INFORMATION SUPPLIED ->
-- Begin --

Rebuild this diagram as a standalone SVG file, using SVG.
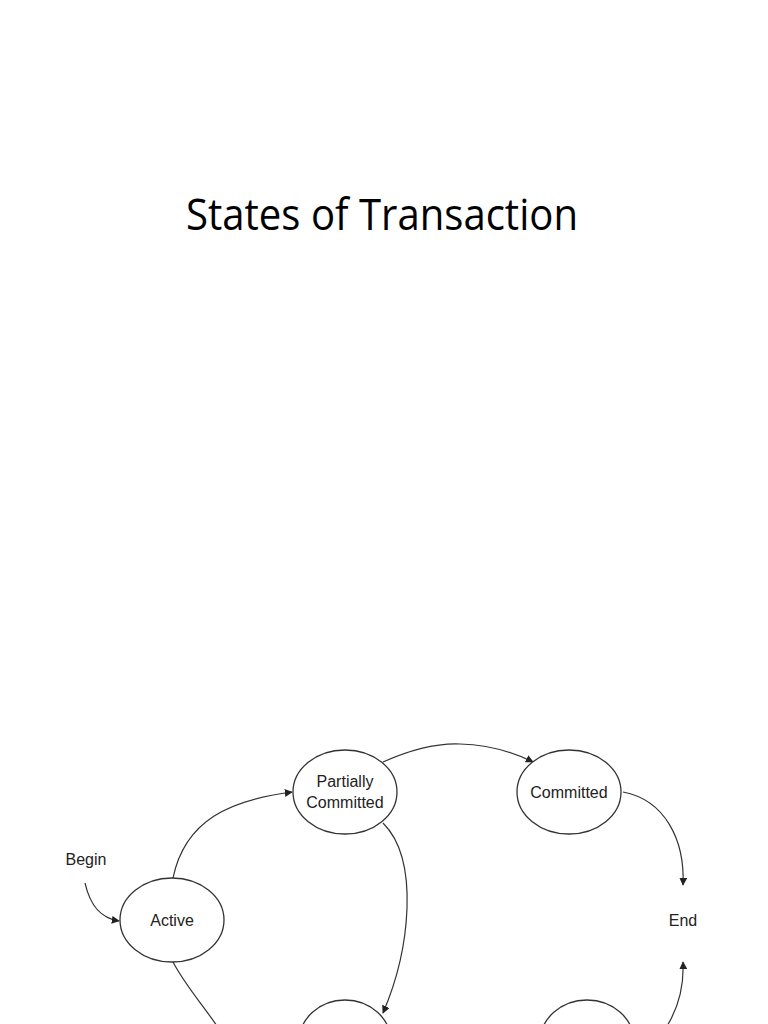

-- End --
-- Begin --

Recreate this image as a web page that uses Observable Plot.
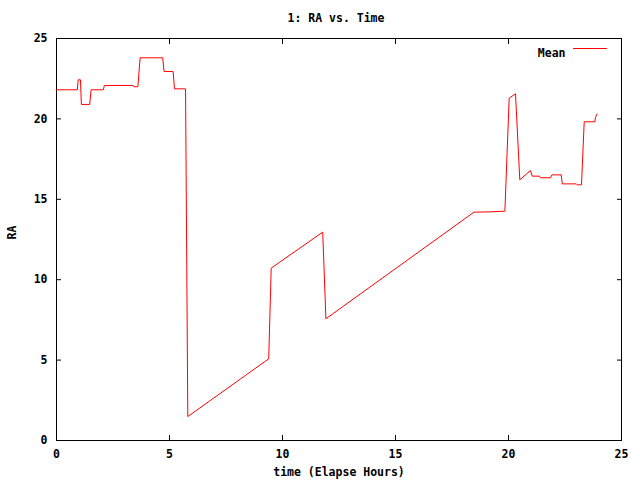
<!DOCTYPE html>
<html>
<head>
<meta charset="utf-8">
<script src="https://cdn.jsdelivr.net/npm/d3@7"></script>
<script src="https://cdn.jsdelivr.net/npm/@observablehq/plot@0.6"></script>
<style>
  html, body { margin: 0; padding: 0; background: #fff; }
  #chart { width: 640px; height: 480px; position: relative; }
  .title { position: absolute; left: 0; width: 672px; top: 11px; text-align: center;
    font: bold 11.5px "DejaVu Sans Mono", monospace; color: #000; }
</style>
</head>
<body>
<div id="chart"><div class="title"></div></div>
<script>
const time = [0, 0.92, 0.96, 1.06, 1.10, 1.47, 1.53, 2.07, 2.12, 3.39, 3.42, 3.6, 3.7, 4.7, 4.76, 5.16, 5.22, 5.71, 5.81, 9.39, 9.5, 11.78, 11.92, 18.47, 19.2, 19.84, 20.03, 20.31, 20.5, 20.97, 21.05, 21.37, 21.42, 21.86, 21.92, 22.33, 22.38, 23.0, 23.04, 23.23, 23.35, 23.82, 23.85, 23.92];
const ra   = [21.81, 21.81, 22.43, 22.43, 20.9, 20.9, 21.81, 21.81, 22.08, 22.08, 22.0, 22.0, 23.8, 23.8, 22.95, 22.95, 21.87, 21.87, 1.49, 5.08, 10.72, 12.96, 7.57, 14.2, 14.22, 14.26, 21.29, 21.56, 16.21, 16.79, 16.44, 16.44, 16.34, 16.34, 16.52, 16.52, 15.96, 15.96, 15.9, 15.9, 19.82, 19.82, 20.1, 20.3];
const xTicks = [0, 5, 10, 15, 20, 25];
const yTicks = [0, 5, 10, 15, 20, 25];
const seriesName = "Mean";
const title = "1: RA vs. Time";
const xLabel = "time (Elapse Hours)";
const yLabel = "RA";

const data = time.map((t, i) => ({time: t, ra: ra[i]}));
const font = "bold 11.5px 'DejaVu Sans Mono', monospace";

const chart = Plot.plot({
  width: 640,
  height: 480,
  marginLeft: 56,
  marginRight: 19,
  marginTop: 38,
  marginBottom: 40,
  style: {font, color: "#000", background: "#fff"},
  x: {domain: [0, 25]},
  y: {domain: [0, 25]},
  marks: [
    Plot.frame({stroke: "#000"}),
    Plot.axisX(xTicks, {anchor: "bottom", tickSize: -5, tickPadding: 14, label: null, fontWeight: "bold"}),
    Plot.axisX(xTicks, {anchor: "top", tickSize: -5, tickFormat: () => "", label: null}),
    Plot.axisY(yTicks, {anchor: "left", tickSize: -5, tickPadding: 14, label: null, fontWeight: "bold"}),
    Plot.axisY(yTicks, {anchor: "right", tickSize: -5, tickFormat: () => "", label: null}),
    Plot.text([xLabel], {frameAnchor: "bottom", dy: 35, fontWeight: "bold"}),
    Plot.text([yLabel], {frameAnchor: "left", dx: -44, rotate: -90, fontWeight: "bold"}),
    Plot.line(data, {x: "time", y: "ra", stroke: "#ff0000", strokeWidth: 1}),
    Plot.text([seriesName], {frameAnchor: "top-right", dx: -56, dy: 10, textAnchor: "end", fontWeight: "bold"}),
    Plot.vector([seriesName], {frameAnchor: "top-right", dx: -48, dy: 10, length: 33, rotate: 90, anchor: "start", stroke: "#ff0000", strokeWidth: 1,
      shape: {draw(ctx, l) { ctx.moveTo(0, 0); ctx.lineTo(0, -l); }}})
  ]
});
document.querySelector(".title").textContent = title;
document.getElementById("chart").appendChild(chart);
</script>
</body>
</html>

-- End --

Print exactly what appears from the line holding "Recreate this image" down to the line holding "11.5px 'DejaVu Sans", both ends kept, leaving out the pictures.

EXPECTED OUTPUT ->
Recreate this image as a web page that uses Observable Plot.
<!DOCTYPE html>
<html>
<head>
<meta charset="utf-8">
<script src="https://cdn.jsdelivr.net/npm/d3@7"></script>
<script src="https://cdn.jsdelivr.net/npm/@observablehq/plot@0.6"></script>
<style>
  html, body { margin: 0; padding: 0; background: #fff; }
  #chart { width: 640px; height: 480px; position: relative; }
  .title { position: absolute; left: 0; width: 672px; top: 11px; text-align: center;
    font: bold 11.5px "DejaVu Sans Mono", monospace; color: #000; }
</style>
</head>
<body>
<div id="chart"><div class="title"></div></div>
<script>
const time = [0, 0.92, 0.96, 1.06, 1.10, 1.47, 1.53, 2.07, 2.12, 3.39, 3.42, 3.6, 3.7, 4.7, 4.76, 5.16, 5.22, 5.71, 5.81, 9.39, 9.5, 11.78, 11.92, 18.47, 19.2, 19.84, 20.03, 20.31, 20.5, 20.97, 21.05, 21.37, 21.42, 21.86, 21.92, 22.33, 22.38, 23.0, 23.04, 23.23, 23.35, 23.82, 23.85, 23.92];
const ra   = [21.81, 21.81, 22.43, 22.43, 20.9, 20.9, 21.81, 21.81, 22.08, 22.08, 22.0, 22.0, 23.8, 23.8, 22.95, 22.95, 21.87, 21.87, 1.49, 5.08, 10.72, 12.96, 7.57, 14.2, 14.22, 14.26, 21.29, 21.56, 16.21, 16.79, 16.44, 16.44, 16.34, 16.34, 16.52, 16.52, 15.96, 15.96, 15.9, 15.9, 19.82, 19.82, 20.1, 20.3];
const xTicks = [0, 5, 10, 15, 20, 25];
const yTicks = [0, 5, 10, 15, 20, 25];
const seriesName = "Mean";
const title = "1: RA vs. Time";
const xLabel = "time (Elapse Hours)";
const yLabel = "RA";

const data = time.map((t, i) => ({time: t, ra: ra[i]}));
const font = "bold 11.5px 'DejaVu Sans Mono', monospace";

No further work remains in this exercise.